The Irish Church too began to show disturbing tendencies towards independence
from Roman authority (mixed sex monasteries, married clergy, etc.) so that it
finally became necessary for our only English Pope, Adrian IV, to issue his
laudabilitur empowering Henry II to invade Ireland and bring her Church and
government under English, and effectively Roman, authority. Thus began the
Norman conquest of Ireland in 1167 and the beginning of nearly 850 years of
bloodshed and misery.
P.T.: Do you have any thoughts on how the Irish
Question might possibly be solved in the future?

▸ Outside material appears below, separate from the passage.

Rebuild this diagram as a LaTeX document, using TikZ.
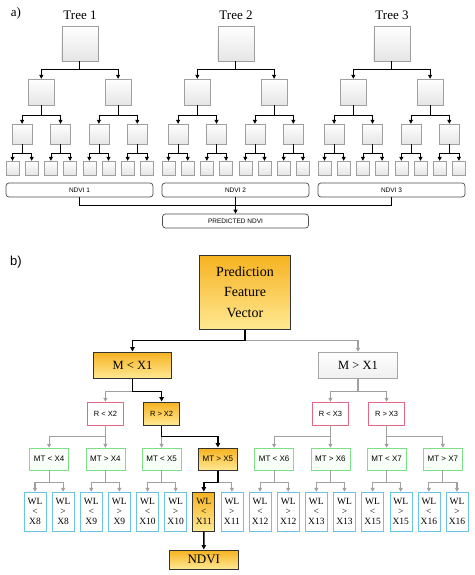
\documentclass[tikz,border=0pt]{standalone}
\usepackage{fontspec}
\setmainfont{Liberation Serif}
\setsansfont{Liberation Sans}
\usepackage{tikz}
\usetikzlibrary{arrows.meta}
\definecolor{orangetop}{RGB}{246,178,32}
\definecolor{orangebot}{RGB}{255,232,146}
\definecolor{pinkline}{RGB}{226,104,134}
\definecolor{greenline}{RGB}{124,224,134}
\definecolor{blueline}{RGB}{108,196,228}
\definecolor{linkgray}{RGB}{160,160,160}

\begin{document}
\begin{tikzpicture}[x=1pt,y=-1pt,
  treebox/.style={draw=gray!75,top color=white,bottom color=gray!20,inner sep=0pt},
  tarrow/.style={-{Triangle[length=4pt,width=4pt]},line width=0.8pt},
  sumbox/.style={draw=gray!60!black,line width=0.7pt,rounded corners=3pt,minimum width=147,minimum height=14,inner sep=0pt,font=\sffamily\fontsize{6.5}{6.5}\selectfont},
  gold/.style={draw=black!80,line width=1pt,top color=orangetop,bottom color=orangebot,inner sep=0pt},
  plain/.style={draw=gray!70,top color=white,bottom color=gray!12,inner sep=0pt},
  rbox/.style={draw=pinkline,fill=white,minimum width=36,minimum height=23,inner sep=0pt,font=\sffamily\fontsize{7.5}{8}\selectfont},
  goldr/.style={rbox,gold},
  mtbox/.style={draw=greenline,top color=white,bottom color=green!4,minimum width=39,minimum height=22,inner sep=0pt,font=\sffamily\fontsize{8}{8}\selectfont},
  goldmt/.style={mtbox,gold},
  wlbox/.style={draw=blueline,fill=white,minimum width=22,minimum height=39,inner sep=0pt,align=center,font=\fontsize{9.5}{10}\selectfont},
  goldwl/.style={wlbox,gold},
  glink/.style={draw=linkgray,line width=1.1pt,-{Triangle[length=4pt,width=4pt]}},
  blink/.style={draw=black,line width=1.4pt,-{Triangle[length=4.5pt,width=4.5pt]}}]

  \useasboundingbox (0,0) rectangle (474,575);

  \node[font=\fontsize{13}{13}\selectfont] (alabel) at (16,13) {a)};
  \foreach \tr/\dx in {1/0,2/156,3/312}{
   \begin{scope}[xshift=\dx pt]
    \node[font=\fontsize{13}{13}\selectfont] (tree\tr) at (80,15) {Tree \tr};
    \node[treebox,minimum width=36,minimum height=35] (r\tr) at (79.7,43.5) {};
    \node[treebox,minimum size=26] (p\tr1) at (41.3,92) {};
    \node[treebox,minimum size=26] (p\tr2) at (118.1,92) {};
    \foreach \i/\x in {1/22.1,2/60.5,3/98.9,4/137.3}
      \node[treebox,minimum size=20] (q\tr\i) at (\x,134) {};
    \foreach \i in {1,...,8}
      \node[treebox,minimum width=13,minimum height=14] (l\tr\i) at (12.5+19.2*\i-19.2,168) {};
    \draw[tarrow] (r\tr.south) -- ++(0,8) -| (p\tr1.north);
    \draw[tarrow] (r\tr.south) -- ++(0,8) -| (p\tr2.north);
    \foreach \i/\j in {1/1,2/1,3/2,4/2}
      \draw[tarrow] (p\tr\j.south) -- ++(0,10) -| (q\tr\i.north);
    \foreach \i/\j in {1/1,2/1,3/2,4/2,5/3,6/3,7/4,8/4}
      \draw[tarrow] (q\tr\j.south) -- ++(0,9) -| (l\tr\i.north);
    \node[sumbox] (n\tr) at (79.5,190) {NDVI \tr};
   \end{scope}}
  \node[sumbox,minimum width=146] (pred) at (235.5,221) {PREDICTED NDVI};
  \draw[line width=0.8pt] (n1.south) -- ++(0,8) -| (n3.south);
  \draw[tarrow] (n2.south) -- (pred.north);

  \node[font=\sffamily\fontsize{13}{13}\selectfont] (blabel) at (16,262) {b)};
  \node[gold,minimum width=91,minimum height=74,align=center,font=\fontsize{14}{20.5}\selectfont] (pfv) at (245,292) {Prediction\\Feature\\Vector};
  \node[gold,minimum width=78,minimum height=26,font=\fontsize{12.5}{13}\selectfont] (ml) at (132.5,365) {M < X1};
  \node[plain,minimum width=79,minimum height=26,font=\fontsize{12.5}{13}\selectfont] (mr) at (358,365) {M > X1};
  \node[rbox] (r2l) at (105.4,413.5) {R < X2};
  \node[goldr] (r2r) at (161.6,413.5) {R > X2};
  \node[rbox] (r3l) at (330.4,413.5) {R < X3};
  \node[rbox] (r3r) at (386.6,413.5) {R > X3};
  \foreach \j/\n/\st in {0/4/mtbox,1/5/goldmt,2/6/mtbox,3/7/mtbox}{
    \node[mtbox] (ma\n) at (49.1+112.5*\j,459) {MT < X\n};
    \node[\st] (mb\n) at (105.4+112.5*\j,459) {MT > X\n};
  }
  \foreach \j/\n/\st in {0/8/wlbox,1/9/wlbox,2/10/wlbox,3/11/goldwl,4/12/wlbox,5/13/wlbox,6/15/wlbox,7/16/wlbox}{
    \node[\st] (wa\n) at (35+56.27*\j,511.5) {WL\\<\\X\n};
    \node[wlbox] (wb\n) at (63.1+56.27*\j,511.5) {WL\\>\\X\n};
  }
  \node[gold,minimum width=69,minimum height=19,font=\fontsize{13}{13}\selectfont] (ndvi) at (203.8,559.5) {NDVI};

  \draw[glink] (pfv.south) -- ++(0,11) -| (mr.north);
  \draw[glink] (ml.south) -- ++(0,13) -| (r2l.north);
  \draw[glink] (mr.south) -- ++(0,13) -| (r3l.north);
  \draw[glink] (mr.south) -- ++(0,13) -| (r3r.north);
  \draw[glink] (r2l.south) -- ++(0,11) -| (ma4.north);
  \draw[glink] (r2l.south) -- (mb4.north);
  \draw[glink] (r2r.south) -- (ma5.north);
  \draw[glink] (r3l.south) -- ++(0,11) -| (ma6.north);
  \draw[glink] (r3l.south) -- (mb6.north);
  \draw[glink] (r3r.south) -- (ma7.north);
  \draw[glink] (r3r.south) -- ++(0,11) -| (mb7.north);
  \foreach \m/\n in {ma4/8,mb4/9,ma5/10,mb5/11,ma6/12,mb6/13,ma7/15,mb7/16}{
    \draw[glink] (\m.south) -- ++(0,12) -| (wa\n.north);
    \draw[glink] (\m.south) -- ++(0,12) -| (wb\n.north);
  }
  \draw[blink] (pfv.south) -- ++(0,11) -| (ml.north);
  \draw[blink] (ml.south) -- ++(0,13) -| (r2r.north);
  \draw[blink] (r2r.south) -- ++(0,11) -| (mb5.north);
  \draw[blink] (mb5.south) -- ++(0,12) -| (wa11.north);
  \draw[blink] (wa11.south) -- (ndvi.north);
\end{tikzpicture}
\end{document}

J.C.: The supreme tragedy of the Irish Question is
that what makes it most difficult to solve is the very policy that we, the
English, have pursued for centuries (stuffing Ulster with pro-Union Protestants
who have no wish to live under the rule of their Catholic nationalist
neighbours) and which was a wonderful idea when we had the political will and
resources to be an imperialist power but today means that allowing the Republic
to claim the rest of the six remaining northern counties would necessitate
turning our backs on hundreds of thousands of people who consider themselves
just as British as anyone living in any other part of the UK. Riot and disorder
(perhaps even a civil war?) on a scale the like of which has not been seen in
that troubled land for centuries would doubtless follow any such decision by
the British government to cede Ulster to the Republic but, regrettably, I'm
struggling to see a future in which that isn't a likely, if rather distant,
occurrence.
The solution of an independent Kingdom of Ireland being a full, voluntary part
of the Commonwealth realms is certainly a novel one (and all the more ironic
when you consider how desperately we're currently trying to hold onto the UK we
already have!) and one I should love to see happen but, with the present state
of public opinion, I really can't see it. But it's definitely something we
should devote every effort to achieving.
P.T.: Could you tell us about some of your personal
interests, hobbies, and plans for the future?
J.C.: I am a lover of literature, poetry, history,
philosophy and science, an aspiring learner of foreign languages, a devourer of
good food and drink, and a keen amateur runner and weightlifter. It would be an
exceptional understatement to say that life has turned out the way I'd expected
even as little as five years ago, but I'm certainly not complaining - I know
that matters rest in the hands of One infinitely wiser and more powerful than
myself and I'm content just to enjoy the journey as it unfolds.
P.T.: Thank you so much, Mr. Carney, for
everything.
J.C.: Aw, you’re very, very welcome.